Common Pitfalls When Reporting Capacity Factor

• Mixing DC and AC values. Using DC nameplate in the denominator inflates the capacity factor artificially because DC modules rarely operate at their STC rating.
• Ignoring leap years. When a period includes 8,784 hours, failing to update the denominator will slightly overstate performance.
• Excluding curtailed energy. Some operators report capacity factor based only on delivered energy, but for asset performance evaluations it is useful to track pre-curtailment energy to identify external constraints.
• Not adjusting for degradation. Modules degrade by roughly 0.5 percent per year. Comparing current-year production with the commissioning-year theoretical ceiling can misrepresent improvements or declines.
• Insufficient data validation. Missing meter intervals or communication failures can undercount energy. Always reconcile meter totals with revenue-grade data from the off-taker.

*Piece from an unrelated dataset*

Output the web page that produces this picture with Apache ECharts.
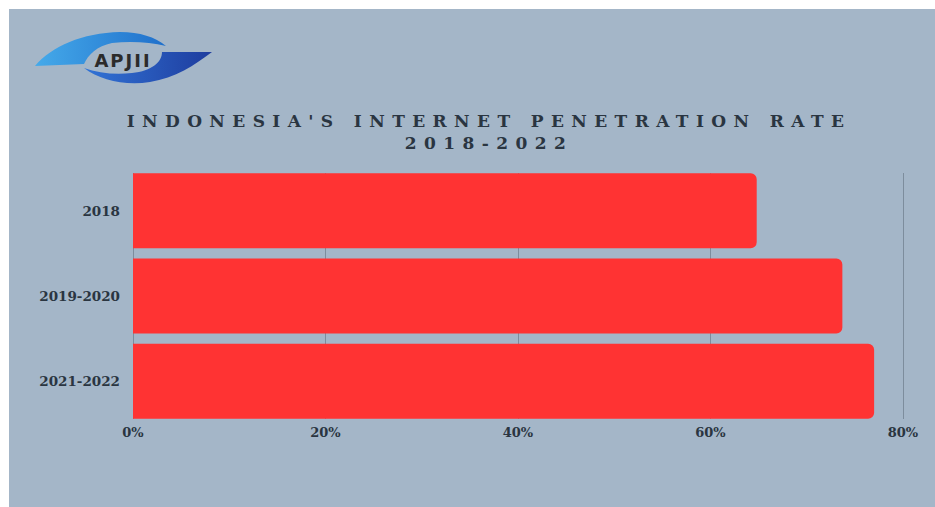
<!DOCTYPE html>
<html>
<head>
<meta charset="utf-8">
<style>
  html, body { margin: 0; padding: 0; background: #ffffff; }
  #chart { width: 935px; height: 507px; }
  #chart text[style*="17px"] { letter-spacing: 7.4px; }
  #chart text[style*="18px"] { letter-spacing: 2px; }
</style>
<script src="https://cdn.jsdelivr.net/npm/echarts@6/dist/echarts.min.js"></script>
</head>
<body>
<div id="chart"></div>
<script>
const titleLines = ["INDONESIA'S INTERNET PENETRATION RATE", "2018-2022"];
const categories = ["2018", "2019-2020", "2021-2022"];
const penetrationRate = [64.8, 73.7, 77.0];
const xTicks = [0, 20, 40, 60, 80];
const logoText = "APJII";

const panelColor = '#a4b6c8';
const textColor = '#2a3541';
const barColor = '#ff3333';
const labelFont = { fontFamily: 'DejaVu Serif', fontWeight: 'bold', fontSize: 13, color: textColor };

echarts.graphic.registerShape('logoUpper', echarts.graphic.extendPath(
  'M35,66 C52,46 82,33 120,32 C140,32 155,37 166,46 C150,42 130,41 112,43 C97,46 88,55 84,64 Z', {}));
echarts.graphic.registerShape('logoLower', echarts.graphic.extendPath(
  'M84,68 C100,80 125,86 150,82 C175,78 195,65 212,52 L162,52 C162,62 152,71 132,73 C115,75 98,73 84,68 Z', {}));

const chart = echarts.init(document.getElementById('chart'), null, { renderer: 'svg' });

const option = {
  backgroundColor: '#ffffff',
  animation: false,
  title: {
    text: titleLines.join('\n'),
    left: 489,
    top: 110,
    padding: 0,
    textAlign: 'center',
    textStyle: {
      fontFamily: 'DejaVu Serif',
      fontWeight: 'bold',
      fontSize: 17,
      lineHeight: 22,
      color: textColor
    }
  },
  graphic: [
    {
      type: 'rect', z: -100, silent: true,
      shape: { x: 9, y: 9, width: 926, height: 498 },
      style: { fill: panelColor }
    },
    {
      type: 'logoUpper', silent: true,
      style: {
        fill: new echarts.graphic.LinearGradient(0, 0, 1, 0, [
          { offset: 0, color: '#45aaea' },
          { offset: 1, color: '#1f6fcb' }
        ])
      }
    },
    {
      type: 'logoLower', silent: true,
      style: {
        fill: new echarts.graphic.LinearGradient(0, 0, 1, 0, [
          { offset: 0, color: '#3274d6' },
          { offset: 1, color: '#1e3c9e' }
        ])
      }
    },
    {
      type: 'text', silent: true,
      x: 123, y: 60,
      style: {
        text: logoText,
        fontFamily: 'DejaVu Sans',
        fontWeight: 'bold',
        fontSize: 18,
        fill: '#2b2b2b',
        textAlign: 'center',
        textVerticalAlign: 'middle'
      }
    }
  ],
  grid: [
    { left: 133, right: 32, top: 173, bottom: 88 },
    { left: 133, right: 32, top: 168, bottom: 83 }
  ],
  xAxis: [
    {
      type: 'value', gridIndex: 0,
      min: xTicks[0], max: xTicks[xTicks.length - 1], interval: xTicks[1] - xTicks[0],
      axisLine: { show: false }, axisTick: { show: false },
      splitLine: { show: true, lineStyle: { color: '#7d8d9d', width: 1 } },
      axisLabel: Object.assign({ margin: 7, formatter: '{value}%' }, labelFont)
    },
    {
      type: 'value', gridIndex: 1,
      min: xTicks[0], max: xTicks[xTicks.length - 1], interval: xTicks[1] - xTicks[0],
      show: false
    }
  ],
  yAxis: [
    {
      type: 'category', gridIndex: 0, data: categories, inverse: true, show: false
    },
    {
      type: 'category', gridIndex: 1, data: categories, inverse: true,
      axisLine: { show: false }, axisTick: { show: false }, splitLine: { show: false },
      axisLabel: Object.assign({}, labelFont, { margin: 13, fontSize: 13.5 })
    }
  ],
  series: [
    {
      type: 'bar',
      xAxisIndex: 1, yAxisIndex: 1,
      data: penetrationRate,
      barWidth: 75,
      itemStyle: { color: barColor, borderRadius: [0, 6, 6, 0] }
    }
  ]
};

chart.setOption(option);
</script>
</body>
</html>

By avoiding these mistakes, analysts ensure their calculations withstand scrutiny from auditors, tax equity investors, and regulators. The calculator’s structured inputs help enforce best practices by prompting users to document every assumption explicitly.

Bringing It All Together

Capacity factor may seem like a simple ratio, yet it encapsulates the entire solar project lifecycle. From site selection and engineering through operations and maintenance, every decision influences the numerator or denominator. Developers use the metric to demonstrate value propositions, lenders examine it to size debt tranches, and operators rely on it to prioritize maintenance budgets. The interactive calculator provides a transparent space to stress-test scenarios: change irradiance assumptions to simulate climate shifts, adjust availability to evaluate redundancy investments, or input different rated capacities to model repowering efforts. Armed with this data, stakeholders can craft action plans that elevate performance and improve the economics of solar energy deployment.